The other, even more important factor may have been that not just German political ambitions but the German social model seemed less threatening. Japan's revolution, after all, was an intensely conservative one, the country's leaders intent on preserving the traditional social structure--because, above all else, their concern was for the preservation of the privileges that structure afforded them. In comparison with republican America and France, and the liberal constitutional monarchy Britain presented, Germany's more authoritarian, militarized political and social order--centered on the imperial ruling house of the Hohenzollerns and its associated, feudalistic aristocracy (the Junkers) behind its pretense of constitutionality--seemed to hold out the hope of reconciling that structure with Industrial Era economic and military power.
Perhaps the most conspicuous expression of this was Japanese reformers patterning their country's new constitution ob the German model. However, it also manifested itself in subtler ways. Japan did not get very many more of its foreign advisers from Germany than it did other Western nations, but those advisers did have more influence--for instance, in their role in the founding years of Tokyo University. The country's reformers were also more inclined to send their nation's young people to study in Germany than elsewhere, thinking it a culturally "safer" environment. Additionally, after initially opting to emulate France's army, civil service and education system, or America's schools, the reformers later turned to the German model in all of these areas. Unsurprisingly in the wake of all this, German philosophies, theories and practices enjoyed commensurately greater currency in Japanese intellectual life than those of these other Western nations. German political economy, for example, encouraged a more statist economic model aimed at maximizing national power, with foreign policy successes substituting for domestic freedom, general prosperity or popular sovereignty as a source of legitimacy for the rulers.
Bernd regards the choice as a fateful one, setting the country on an undemocratic, imperial and militaristic course that led both Germany and Japan directly to the catastrophe of 1945, and the demise of that social structure they had sought to preserve.

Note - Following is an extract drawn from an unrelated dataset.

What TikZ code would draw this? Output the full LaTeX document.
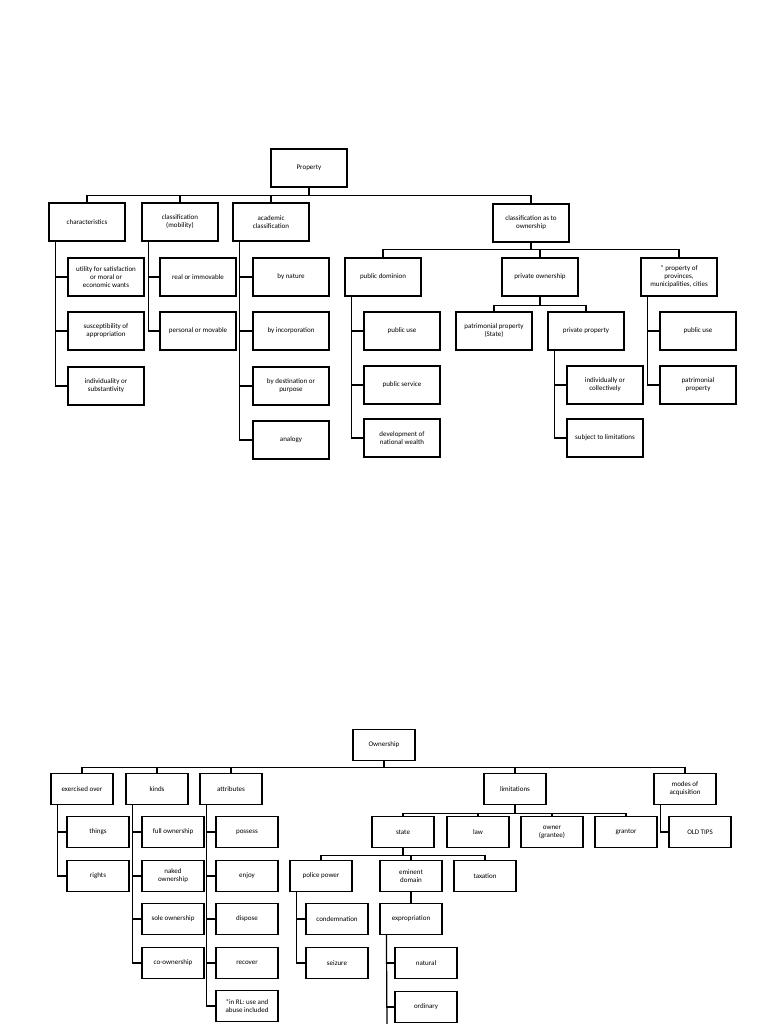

As Martin owns, his research has some limitations--not least, his lack of access to Japanese sources, which is grounds for some caution. Additionally, Germany can hardly seem the sole foreign influence on the development of Japanese imperialism--this, after all, having been a period where this was the practice for every major power, even among much more liberal nations. Indeed, as a resource-poor island nation off the coast of Eurasia which built up a large navy and pursued colonies on the mainland, its situation evokes Britain much more than Germany--and the fact remains that Japan did emulate Britain when building up its navy (if only because Germany had virtually no navy to imitate until the late 1890s). Still, it is an interesting thesis with considerable explanatory power, not just for Japan's history over the last century and a half, but for what we see in its popular culture today, Germany's presence a legacy of that earlier period.